_TASK DIRECTIONS_
Nothing after the line with "f_ci_err = [0.02, 0.15, 0.12]" belongs in the copy; extract the lines below from the top through that line, pictures left out.
......
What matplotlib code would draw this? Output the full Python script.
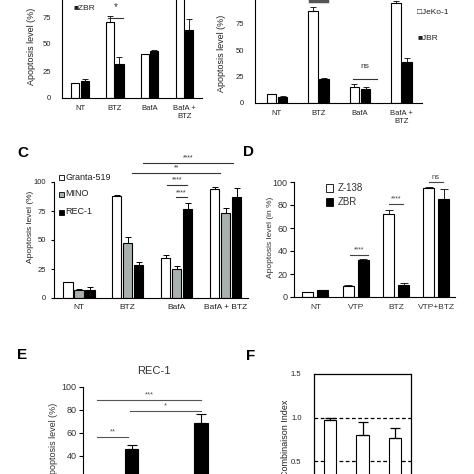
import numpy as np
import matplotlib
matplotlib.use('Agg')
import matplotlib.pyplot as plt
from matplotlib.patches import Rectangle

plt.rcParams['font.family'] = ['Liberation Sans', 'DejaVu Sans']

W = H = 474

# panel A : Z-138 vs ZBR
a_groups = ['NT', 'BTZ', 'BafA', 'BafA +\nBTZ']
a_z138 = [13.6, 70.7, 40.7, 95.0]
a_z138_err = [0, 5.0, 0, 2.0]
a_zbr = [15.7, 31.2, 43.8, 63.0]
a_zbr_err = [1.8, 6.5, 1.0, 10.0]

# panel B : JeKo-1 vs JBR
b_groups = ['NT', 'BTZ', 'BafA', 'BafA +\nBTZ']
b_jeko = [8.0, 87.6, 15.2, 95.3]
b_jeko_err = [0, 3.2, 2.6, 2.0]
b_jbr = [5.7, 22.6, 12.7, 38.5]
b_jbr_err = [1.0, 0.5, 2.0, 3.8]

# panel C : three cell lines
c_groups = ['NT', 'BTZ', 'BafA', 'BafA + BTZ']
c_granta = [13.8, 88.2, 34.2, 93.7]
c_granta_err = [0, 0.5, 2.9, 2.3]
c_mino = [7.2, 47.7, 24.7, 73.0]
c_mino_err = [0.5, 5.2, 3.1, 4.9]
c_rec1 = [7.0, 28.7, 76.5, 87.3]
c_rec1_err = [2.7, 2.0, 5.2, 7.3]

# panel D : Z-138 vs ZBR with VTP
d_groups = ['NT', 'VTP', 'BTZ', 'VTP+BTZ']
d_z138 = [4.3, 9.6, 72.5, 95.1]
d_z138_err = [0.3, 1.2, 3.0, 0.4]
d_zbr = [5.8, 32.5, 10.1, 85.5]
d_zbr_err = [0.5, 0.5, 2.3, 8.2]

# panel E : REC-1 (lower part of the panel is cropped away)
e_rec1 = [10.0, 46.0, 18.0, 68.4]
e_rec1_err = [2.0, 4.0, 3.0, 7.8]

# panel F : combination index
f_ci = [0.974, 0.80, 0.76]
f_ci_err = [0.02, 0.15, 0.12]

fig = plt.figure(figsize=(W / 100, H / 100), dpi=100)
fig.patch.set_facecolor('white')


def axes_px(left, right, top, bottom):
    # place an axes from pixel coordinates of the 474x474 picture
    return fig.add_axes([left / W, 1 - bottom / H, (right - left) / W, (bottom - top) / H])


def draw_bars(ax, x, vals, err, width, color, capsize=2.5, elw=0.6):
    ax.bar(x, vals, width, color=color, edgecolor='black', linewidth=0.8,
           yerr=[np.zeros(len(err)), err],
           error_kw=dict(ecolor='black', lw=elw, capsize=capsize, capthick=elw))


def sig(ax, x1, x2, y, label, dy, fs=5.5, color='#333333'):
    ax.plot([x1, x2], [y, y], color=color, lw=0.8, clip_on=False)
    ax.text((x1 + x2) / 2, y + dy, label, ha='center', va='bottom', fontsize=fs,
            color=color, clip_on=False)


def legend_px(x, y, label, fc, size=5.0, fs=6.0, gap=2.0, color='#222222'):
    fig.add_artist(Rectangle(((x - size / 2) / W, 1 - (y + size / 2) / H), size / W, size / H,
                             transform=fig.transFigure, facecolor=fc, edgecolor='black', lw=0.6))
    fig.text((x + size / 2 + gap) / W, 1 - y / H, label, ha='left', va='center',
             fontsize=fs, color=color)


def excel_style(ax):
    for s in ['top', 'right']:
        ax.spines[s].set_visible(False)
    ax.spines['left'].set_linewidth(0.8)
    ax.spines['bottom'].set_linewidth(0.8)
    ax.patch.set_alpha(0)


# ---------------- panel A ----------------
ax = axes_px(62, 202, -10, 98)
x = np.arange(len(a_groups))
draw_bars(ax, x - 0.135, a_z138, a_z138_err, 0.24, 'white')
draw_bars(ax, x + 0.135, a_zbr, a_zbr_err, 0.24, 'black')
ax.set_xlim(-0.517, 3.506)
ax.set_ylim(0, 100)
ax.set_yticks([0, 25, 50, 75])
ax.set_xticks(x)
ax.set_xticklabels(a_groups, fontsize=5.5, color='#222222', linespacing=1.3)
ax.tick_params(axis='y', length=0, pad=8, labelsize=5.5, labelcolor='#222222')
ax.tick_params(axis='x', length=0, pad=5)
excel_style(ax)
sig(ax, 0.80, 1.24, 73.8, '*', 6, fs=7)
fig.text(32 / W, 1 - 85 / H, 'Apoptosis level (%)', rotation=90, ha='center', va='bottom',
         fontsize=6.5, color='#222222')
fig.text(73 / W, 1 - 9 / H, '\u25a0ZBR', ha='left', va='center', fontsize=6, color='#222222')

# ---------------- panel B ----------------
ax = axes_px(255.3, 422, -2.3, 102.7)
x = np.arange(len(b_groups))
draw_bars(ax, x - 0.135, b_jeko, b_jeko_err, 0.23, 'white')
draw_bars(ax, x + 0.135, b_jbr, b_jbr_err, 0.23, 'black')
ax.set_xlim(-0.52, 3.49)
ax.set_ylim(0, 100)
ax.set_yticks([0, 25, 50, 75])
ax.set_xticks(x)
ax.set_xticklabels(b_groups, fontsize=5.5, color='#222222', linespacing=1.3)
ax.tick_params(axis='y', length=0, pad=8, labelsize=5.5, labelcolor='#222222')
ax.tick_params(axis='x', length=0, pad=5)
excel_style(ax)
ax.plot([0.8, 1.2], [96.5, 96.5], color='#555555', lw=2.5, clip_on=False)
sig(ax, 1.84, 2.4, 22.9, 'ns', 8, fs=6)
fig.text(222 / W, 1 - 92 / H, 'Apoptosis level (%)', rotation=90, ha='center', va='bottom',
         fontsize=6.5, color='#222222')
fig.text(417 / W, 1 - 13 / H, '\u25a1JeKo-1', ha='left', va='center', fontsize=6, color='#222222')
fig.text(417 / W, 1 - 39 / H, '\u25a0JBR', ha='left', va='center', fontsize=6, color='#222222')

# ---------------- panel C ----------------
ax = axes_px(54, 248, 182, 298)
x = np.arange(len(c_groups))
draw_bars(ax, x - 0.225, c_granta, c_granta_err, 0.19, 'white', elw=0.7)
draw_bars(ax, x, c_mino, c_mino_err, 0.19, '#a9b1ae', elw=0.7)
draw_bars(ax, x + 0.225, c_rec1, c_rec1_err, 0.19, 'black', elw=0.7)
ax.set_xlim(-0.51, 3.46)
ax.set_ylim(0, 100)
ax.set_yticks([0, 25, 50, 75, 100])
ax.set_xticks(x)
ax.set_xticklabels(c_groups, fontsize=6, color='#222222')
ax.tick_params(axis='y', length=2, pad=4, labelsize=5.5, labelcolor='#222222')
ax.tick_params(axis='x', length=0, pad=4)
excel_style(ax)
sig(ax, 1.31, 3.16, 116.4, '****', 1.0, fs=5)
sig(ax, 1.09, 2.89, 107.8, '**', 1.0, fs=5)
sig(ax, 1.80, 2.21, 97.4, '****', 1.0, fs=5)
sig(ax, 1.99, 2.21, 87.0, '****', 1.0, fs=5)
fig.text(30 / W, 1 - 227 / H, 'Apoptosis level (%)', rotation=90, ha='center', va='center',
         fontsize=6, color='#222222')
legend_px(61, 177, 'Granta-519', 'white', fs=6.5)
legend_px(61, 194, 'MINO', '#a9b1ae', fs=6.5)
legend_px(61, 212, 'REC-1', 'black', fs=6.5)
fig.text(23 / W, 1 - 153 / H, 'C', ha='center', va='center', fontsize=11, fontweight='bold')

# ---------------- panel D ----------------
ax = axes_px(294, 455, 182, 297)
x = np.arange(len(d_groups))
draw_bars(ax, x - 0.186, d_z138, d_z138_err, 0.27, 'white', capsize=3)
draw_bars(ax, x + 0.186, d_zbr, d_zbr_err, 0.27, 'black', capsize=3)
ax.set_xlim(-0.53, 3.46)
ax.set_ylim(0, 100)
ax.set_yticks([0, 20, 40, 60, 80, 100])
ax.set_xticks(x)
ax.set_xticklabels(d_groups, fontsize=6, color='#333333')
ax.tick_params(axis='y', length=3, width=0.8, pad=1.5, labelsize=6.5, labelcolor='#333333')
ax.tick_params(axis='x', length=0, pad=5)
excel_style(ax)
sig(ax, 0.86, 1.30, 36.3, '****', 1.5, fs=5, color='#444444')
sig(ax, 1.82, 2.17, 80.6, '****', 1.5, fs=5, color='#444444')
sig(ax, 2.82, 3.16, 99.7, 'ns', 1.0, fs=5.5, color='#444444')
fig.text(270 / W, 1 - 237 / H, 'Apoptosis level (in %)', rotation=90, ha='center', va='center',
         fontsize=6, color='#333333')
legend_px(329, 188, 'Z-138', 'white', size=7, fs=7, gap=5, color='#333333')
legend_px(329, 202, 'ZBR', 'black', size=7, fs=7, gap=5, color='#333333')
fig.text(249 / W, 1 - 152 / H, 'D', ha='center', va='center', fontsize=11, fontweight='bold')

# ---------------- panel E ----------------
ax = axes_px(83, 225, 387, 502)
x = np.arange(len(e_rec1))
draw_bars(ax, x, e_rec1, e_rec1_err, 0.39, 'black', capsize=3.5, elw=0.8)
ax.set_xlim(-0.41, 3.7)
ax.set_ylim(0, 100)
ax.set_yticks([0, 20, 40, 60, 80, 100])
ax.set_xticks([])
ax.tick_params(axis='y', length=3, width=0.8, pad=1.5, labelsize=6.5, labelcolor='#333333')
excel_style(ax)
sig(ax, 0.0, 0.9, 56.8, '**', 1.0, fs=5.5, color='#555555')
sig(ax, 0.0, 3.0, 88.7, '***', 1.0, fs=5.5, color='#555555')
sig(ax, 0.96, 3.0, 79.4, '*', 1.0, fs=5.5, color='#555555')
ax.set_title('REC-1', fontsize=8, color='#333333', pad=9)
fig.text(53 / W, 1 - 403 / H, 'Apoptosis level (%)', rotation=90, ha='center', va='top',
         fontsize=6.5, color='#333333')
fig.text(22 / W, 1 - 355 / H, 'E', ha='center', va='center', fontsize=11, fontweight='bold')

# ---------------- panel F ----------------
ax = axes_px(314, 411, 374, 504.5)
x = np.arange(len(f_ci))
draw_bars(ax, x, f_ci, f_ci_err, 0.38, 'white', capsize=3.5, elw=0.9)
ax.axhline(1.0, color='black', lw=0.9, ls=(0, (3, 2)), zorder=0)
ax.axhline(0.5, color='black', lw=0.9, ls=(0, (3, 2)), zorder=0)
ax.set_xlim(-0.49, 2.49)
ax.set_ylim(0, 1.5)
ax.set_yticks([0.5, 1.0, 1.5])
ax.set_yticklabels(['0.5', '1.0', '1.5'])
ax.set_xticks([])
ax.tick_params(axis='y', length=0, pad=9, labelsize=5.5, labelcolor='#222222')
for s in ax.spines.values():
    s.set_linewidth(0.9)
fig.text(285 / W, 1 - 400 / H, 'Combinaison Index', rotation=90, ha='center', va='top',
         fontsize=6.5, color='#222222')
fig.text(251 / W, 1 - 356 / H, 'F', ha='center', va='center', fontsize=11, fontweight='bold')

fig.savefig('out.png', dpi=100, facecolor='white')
......
_TASK ANSWER_
What matplotlib code would draw this? Output the full Python script.
import numpy as np
import matplotlib
matplotlib.use('Agg')
import matplotlib.pyplot as plt
from matplotlib.patches import Rectangle

plt.rcParams['font.family'] = ['Liberation Sans', 'DejaVu Sans']

W = H = 474

# panel A : Z-138 vs ZBR
a_groups = ['NT', 'BTZ', 'BafA', 'BafA +\nBTZ']
a_z138 = [13.6, 70.7, 40.7, 95.0]
a_z138_err = [0, 5.0, 0, 2.0]
a_zbr = [15.7, 31.2, 43.8, 63.0]
a_zbr_err = [1.8, 6.5, 1.0, 10.0]

# panel B : JeKo-1 vs JBR
b_groups = ['NT', 'BTZ', 'BafA', 'BafA +\nBTZ']
b_jeko = [8.0, 87.6, 15.2, 95.3]
b_jeko_err = [0, 3.2, 2.6, 2.0]
b_jbr = [5.7, 22.6, 12.7, 38.5]
b_jbr_err = [1.0, 0.5, 2.0, 3.8]

# panel C : three cell lines
c_groups = ['NT', 'BTZ', 'BafA', 'BafA + BTZ']
c_granta = [13.8, 88.2, 34.2, 93.7]
c_granta_err = [0, 0.5, 2.9, 2.3]
c_mino = [7.2, 47.7, 24.7, 73.0]
c_mino_err = [0.5, 5.2, 3.1, 4.9]
c_rec1 = [7.0, 28.7, 76.5, 87.3]
c_rec1_err = [2.7, 2.0, 5.2, 7.3]

# panel D : Z-138 vs ZBR with VTP
d_groups = ['NT', 'VTP', 'BTZ', 'VTP+BTZ']
d_z138 = [4.3, 9.6, 72.5, 95.1]
d_z138_err = [0.3, 1.2, 3.0, 0.4]
d_zbr = [5.8, 32.5, 10.1, 85.5]
d_zbr_err = [0.5, 0.5, 2.3, 8.2]

# panel E : REC-1 (lower part of the panel is cropped away)
e_rec1 = [10.0, 46.0, 18.0, 68.4]
e_rec1_err = [2.0, 4.0, 3.0, 7.8]

# panel F : combination index
f_ci = [0.974, 0.80, 0.76]
f_ci_err = [0.02, 0.15, 0.12]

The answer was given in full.